A recent question on why we sometimes find it hard to tell the truth got me thinking about approval-seeking and why we do it.
Approval-seeking causes a lot of pain and stress to those who are doing it. We may be doing it without really realizing it. It might be as simple as changing the way you say something, or giving in on a choice of restaurant for lunch, to make someone else happy. Or it may be as complex as ordering your entire life around another person's wishes (parent, spouse, significant other, friends, children) because you think you need their approval so badly.
Somehow, through approval seeking, we are hoping for validation from another person. In the toughest scenarios, that person's validation means more to us than our own. Think about that. Another person's opinion of us can run our lives, even if we believe something different about ourselves inside.
Speaker, author and spiritual teacher Byron Katie says this about approval seeking. It's the clearest, most to-the-point explanation I've ever heard of what we happens when we start down this path:
1. When you believe you need someone's approval, you begin to say things you think they want you to say.
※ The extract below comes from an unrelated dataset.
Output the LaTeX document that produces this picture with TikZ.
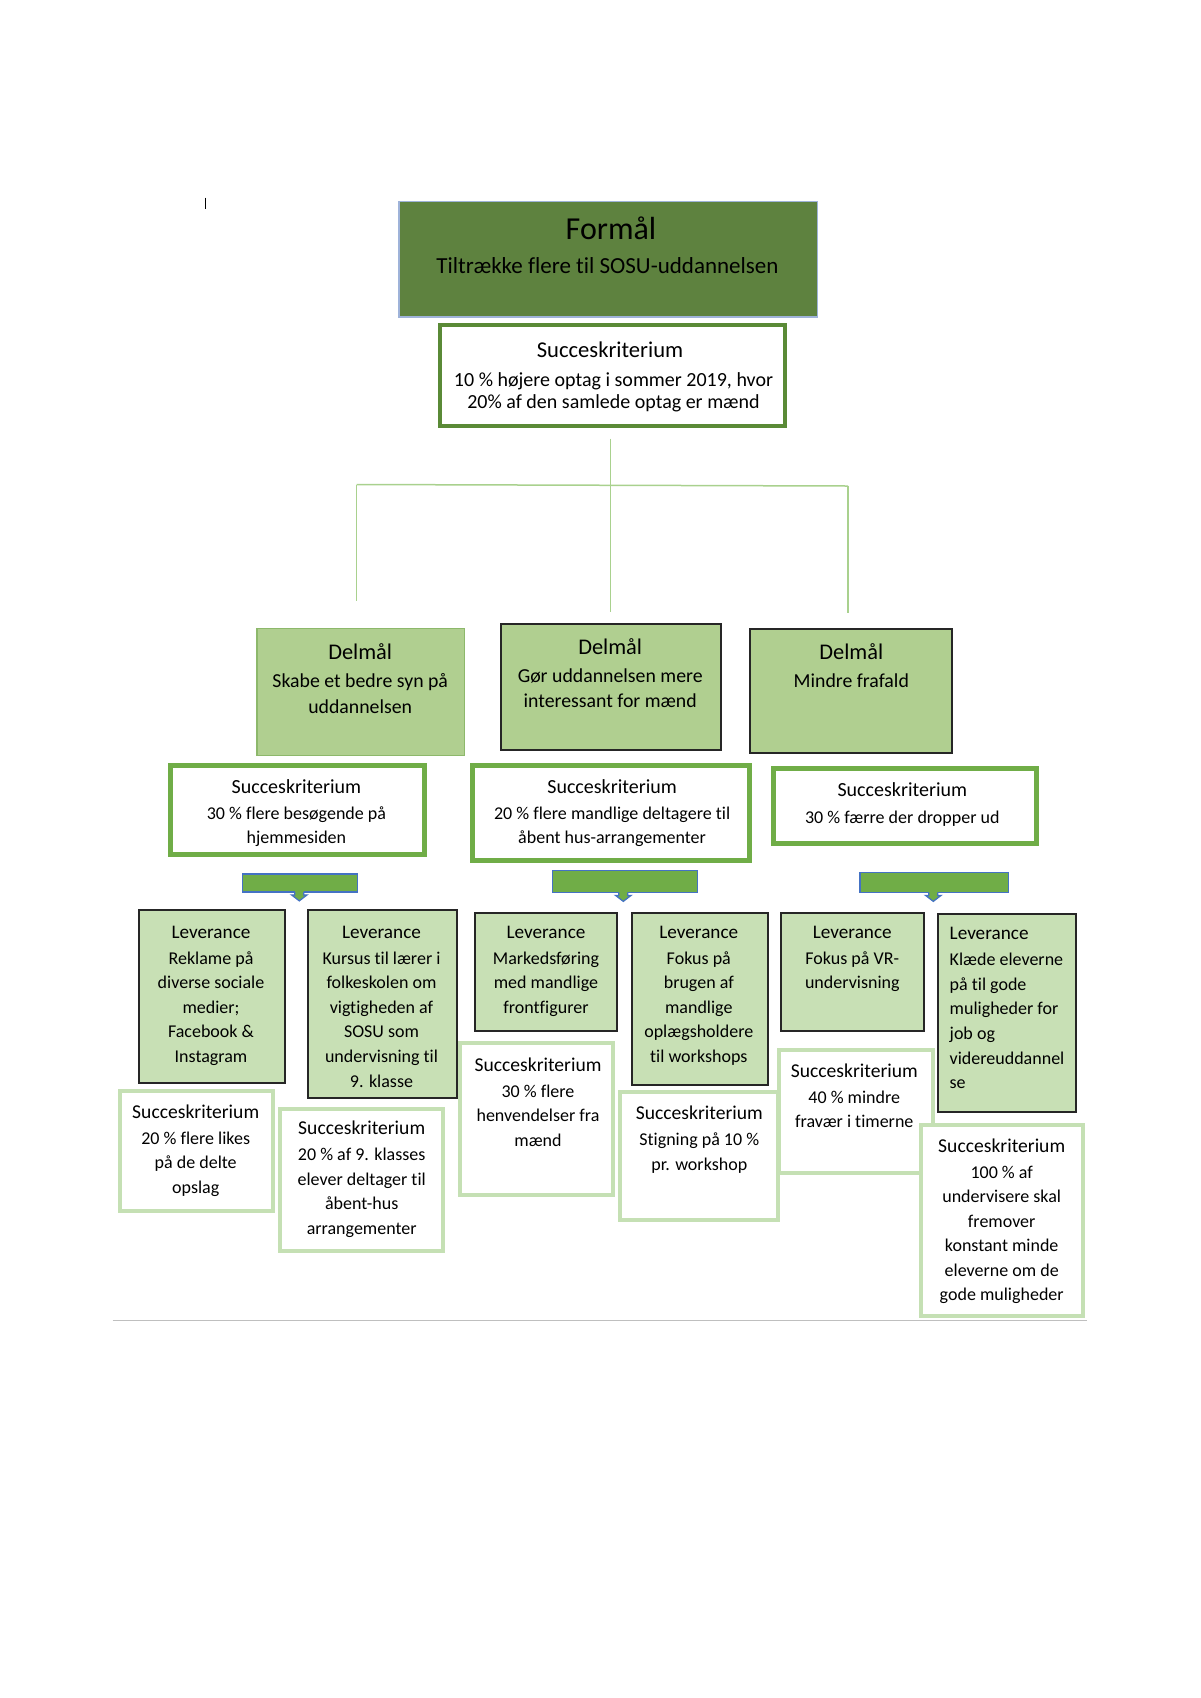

2. You begin to do things you think they want you to do.
3. You begin to become someone you are not.
4. When you get that person's approval, when they say you are wonderful,
5. You can never, ever believe them, because you know that the person they are approving of does not exist.
Isn't that true? How often do you take a compliment nicely on the outside, but brush it off on the inside? Could it be because you think the person giving you the compliment doesn't really know you? And if that's true, do they not really know you because you've changed yourself to get their approval?
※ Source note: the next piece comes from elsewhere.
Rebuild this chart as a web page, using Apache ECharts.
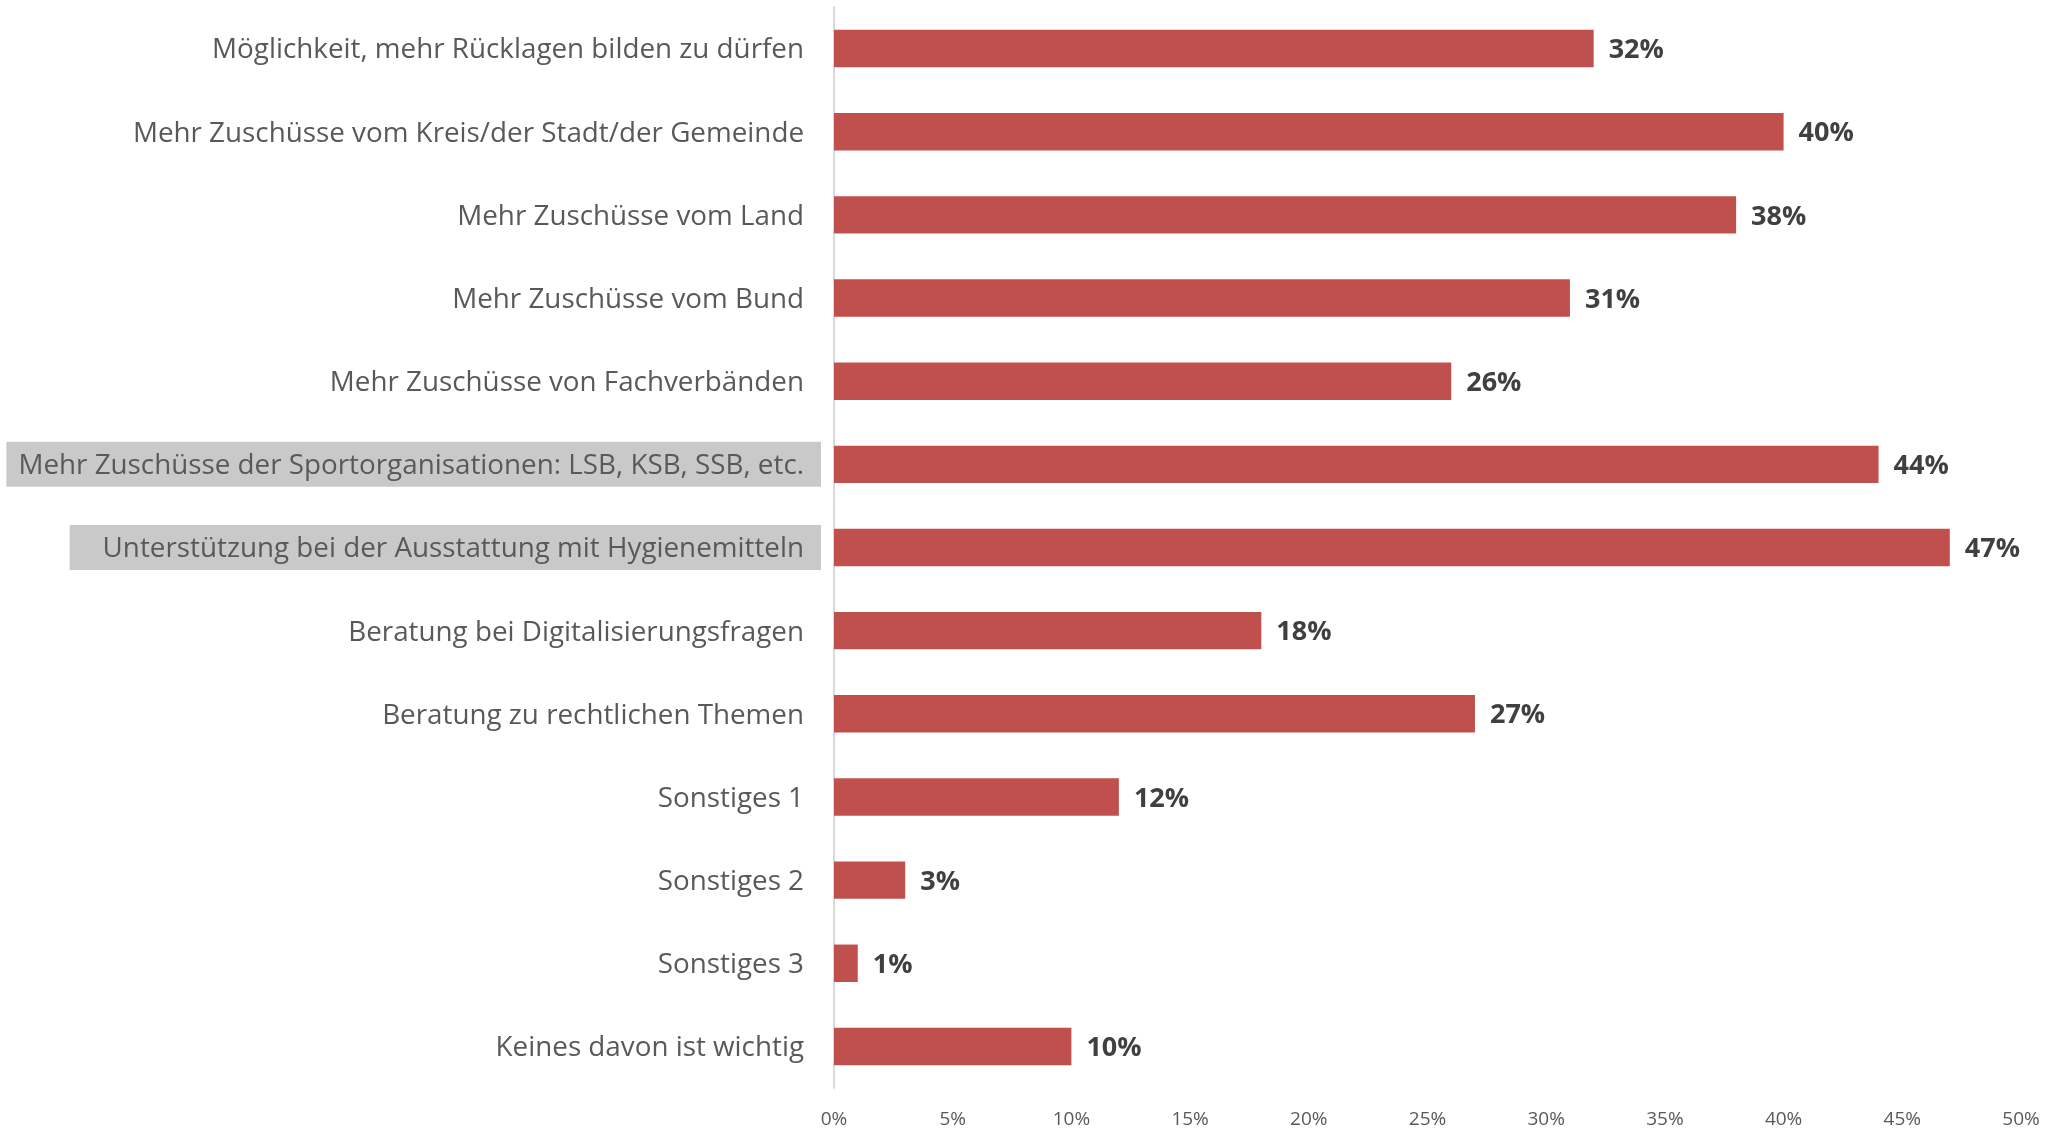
<!DOCTYPE html>
<html>
<head>
<meta charset="utf-8">
<script src="https://cdn.jsdelivr.net/npm/echarts@6/dist/echarts.min.js"></script>
<style>
  html, body { margin: 0; padding: 0; background: #fff; }
  #chart { width: 2049px; height: 1130px; }
</style>
</head>
<body>
<div id="chart"></div>
<script>
const categories = [
  'Möglichkeit, mehr Rücklagen bilden zu dürfen',
  'Mehr Zuschüsse vom Kreis/der Stadt/der Gemeinde',
  'Mehr Zuschüsse vom Land',
  'Mehr Zuschüsse vom Bund',
  'Mehr Zuschüsse von Fachverbänden',
  'Mehr Zuschüsse der Sportorganisationen: LSB, KSB, SSB, etc.',
  'Unterstützung bei der Ausstattung mit Hygienemitteln',
  'Beratung bei Digitalisierungsfragen',
  'Beratung zu rechtlichen Themen',
  'Sonstiges 1',
  'Sonstiges 2',
  'Sonstiges 3',
  'Keines davon ist wichtig'
]
const values = [32, 40, 38, 31, 26, 44, 47, 18, 27, 12, 3, 1, 10]
// labels drawn with a grey box behind them
const highlighted = {
  'Mehr Zuschüsse der Sportorganisationen: LSB, KSB, SSB, etc.': 'hlA',
  'Unterstützung bei der Ausstattung mit Hygienemitteln': 'hlB'
}

const font = '"Open Sans", Lato, sans-serif'
const chart = echarts.init(document.getElementById('chart'))

chart.setOption({
  animation: false,
  grid: { left: 834, right: 28, top: 7, bottom: 42, containLabel: false },
  xAxis: {
    type: 'value',
    min: 0,
    max: 50,
    interval: 5,
    axisLine: { show: false },
    axisTick: { show: false },
    splitLine: { show: false },
    axisLabel: {
      formatter: '{value}%',
      color: '#595959',
      fontFamily: font,
      fontSize: 19,
      margin: 22
    }
  },
  yAxis: {
    type: 'category',
    inverse: true,
    data: categories,
    axisLine: { show: true, lineStyle: { color: '#d9d9d9', width: 2 } },
    axisTick: { show: false },
    axisLabel: {
      margin: 13,
      formatter: v => '{' + (highlighted[v] || 'n') + '|' + v + '}',
      rich: {
        n: { color: '#595959', fontFamily: font, fontSize: 27.8, padding: [4, 17, 0, 0] },
        hlA: {
          color: '#595959', fontFamily: font, fontSize: 27.8,
          backgroundColor: '#c9c9c9', padding: [10, 17, 7, 12]
        },
        hlB: {
          color: '#595959', fontFamily: font, fontSize: 27.8,
          backgroundColor: '#c9c9c9', padding: [10, 17, 7, 33]
        }
      }
    }
  },
  series: [{
    type: 'bar',
    data: values,
    barCategoryGap: '55%',
    itemStyle: { color: '#c0504d' },
    label: {
      show: true,
      position: 'right',
      distance: 15,
      offset: [0, 2],
      formatter: '{c}%',
      color: '#404040',
      fontFamily: font,
      fontWeight: 'bold',
      fontSize: 27
    }
  }]
})
</script>
</body>
</html>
We all hope others like us, and that they appreciate our talents or our personality. But if we lack confidence or self-esteem, if we believe that others' opinions of us are more important than our own, we can end up living our lives for other people and then, somewhere down the road, we wonder what happened to our true selves.
This is an interesting example from an article by marriage and family therapist Neil Rosenthal of Vail, Colorado:
"A child is happily absorbed in the playground. All of sudden, she surprises herself by perfectly executing a back flip. Kids around her, whom she’d hardly noticed, are gathering around her, clapping. She repeats the flip to see if they’ll clap again. The girl isn’t sure what she’s discovered, but it feels exciting. She thinks perhaps she’s found the key to being accepted. She goes to work on a new flip with a motive she did not have before. She is no longer fooling around to amuse herself. Her focus has shifted to the response she wants from the others.
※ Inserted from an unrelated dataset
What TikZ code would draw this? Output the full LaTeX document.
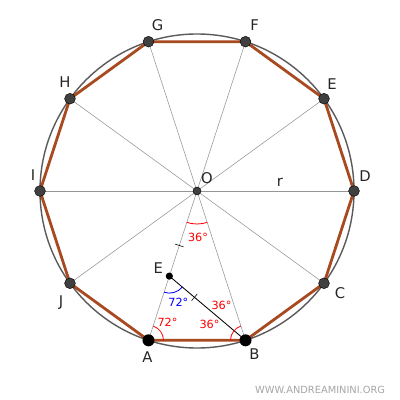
\documentclass[tikz,border=0pt]{standalone}
\usepackage{fontspec}
\setmainfont{DejaVu Sans}
\usetikzlibrary{calc,angles}
\definecolor{lato}{RGB}{168,74,32}
\definecolor{bordo}{RGB}{90,90,90}
\definecolor{raggio}{RGB}{150,150,150}
\definecolor{sito}{RGB}{165,165,165}
\begin{document}
\begin{tikzpicture}[x=0.25mm,y=0.25mm,
    vertice/.style={circle, fill=black!75, draw=black, line width=0.3pt, inner sep=0pt, minimum size=2.7mm},
    base/.style={circle, fill=black, inner sep=0pt, minimum size=3mm},
    lettera/.style={font=\fontsize{10.5}{12}\selectfont, text=black!85},
    ampiezza/.style={font=\fontsize{8}{9}\selectfont, text=red},
    arco/.style={draw=red, line width=0.6pt, angle radius=#1}]
    \useasboundingbox (-197,-209) rectangle (203,191);
    % centro e vertici del decagono
    \coordinate (O) at (0,0);
    \foreach \n/\a in {D/0,E/36,F/72,G/108,H/144,I/180,J/216,A/252,B/288,C/324}
        \coordinate (\n) at (\a:157);
    \coordinate (e) at ($(O)!0.57!(A)$);
    % circonferenza
    \draw[bordo, line width=1pt] (O) circle (157);
    % raggi
    \foreach \n in {A,B,C,D,E,F,G,H,I,J}
        \draw[raggio, line width=0.4pt] (O) -- (\n);
    \node[lettera] (r) at (83,9) {r};
    % lati
    \draw[lato, line width=2pt, line join=round] (D) -- (E) -- (F) -- (G) -- (H) -- (I) -- (J) -- (A) -- (B) -- (C) -- cycle;
    % bisettrice
    \draw[black, line width=0.6pt] (e) -- (B);
    % segni di uguaglianza
    \coordinate (t1) at ($(O)!0.64!(e)$);
    \coordinate (t2) at ($(e)!0.33!(B)$);
    \draw[line width=0.4pt] ($(t1)!1.1mm!90:(e)$) -- ($(t1)!1.1mm!-90:(e)$);
    \draw[line width=0.4pt] ($(t2)!1.1mm!90:(B)$) -- ($(t2)!1.1mm!-90:(B)$);
    % angoli
    \pic[arco=8.25mm] {angle = A--O--B};
    \pic[arco=3.75mm] {angle = B--A--O};
    \pic[arco=3.75mm] {angle = O--B--A};
    \pic[draw=blue, line width=0.6pt, angle radius=4.25mm] {angle = A--e--B};
    \node[ampiezza] (aO) at ($(O)+(1,-46)$) {36°};
    \node[ampiezza] (aA) at ($(A)+(19,18)$) {72°};
    \node[ampiezza] (aB1) at ($(B)+(-36,16)$) {36°};
    \node[ampiezza] (aB2) at ($(B)+(-24,35)$) {36°};
    \node[ampiezza, text=blue] (ae) at ($(e)+(9,-26)$) {72°};
    % punti
    \foreach \n in {C,D,E,F,G,H,I,J}
        \node[vertice] (p\n) at (\n) {};
    \node[base] (pA) at (A) {};
    \node[base] (pB) at (B) {};
    \node[vertice, minimum size=2mm] (pO) at (O) {};
    \node[circle, fill=black, inner sep=0pt, minimum size=1.8mm] (pe) at (e) {};
    % nomi
    \foreach \n/\dx/\dy in {G/9/17,F/9/17,E/8/15,D/11/15,C/16/-10,B/9/-14,A/-1/-17,J/-9/-19,I/-7/16,H/-5/17,O/10/13}
        \node[lettera] (l\n) at ($(\n)+(\dx,\dy)$) {\n};
    \node[lettera] (le) at ($(e)+(-11,8)$) {E};
    \node[font=\fontsize{7}{8}\selectfont, text=sito, anchor=east] (sito) at (193,-199) {WWW.ANDREAMININI.ORG};
\end{tikzpicture}
\end{document}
“ 'By the time we leave childhood, a lot of us are still doing flips of one kind or another, seeking approval from almost everyone we know. Our partners and children, our parents, our colleagues at work, even the stranger in the elevator. Seeking approval becomes so much a part of our lives that it’s automatic. We hardly know we’re doing it,' says Byron Katie in the book “I Need Your Love — Is That True?.” If you watch your thoughts carefully, you’re likely to be thinking such things as: “Does he like me? Will he invite me out again? Will he reject me when he discovers I’m not into sports at all? Does she love me? Accept me? Want me? If I take her to a fancy restaurant, will I impress her?'”
Here's Rosenthal's article:
http://www.vaildaily.com/article/20071126/AE/71126026
Here's a Psychology Today article about approval seeking and how to change it, beginning with stopping our inner chatter about it:
http://www.psychologytoday.com/articles/pto-3799.html
And here's a cool blog entry from a woman talking about this:
http://confident1.com/stop-seeking-the-approval-of-others
Do you find yourself falling into the trap of seeking others' approval at the expense of your own opinion? Why is it that others' validation becomes so important to us?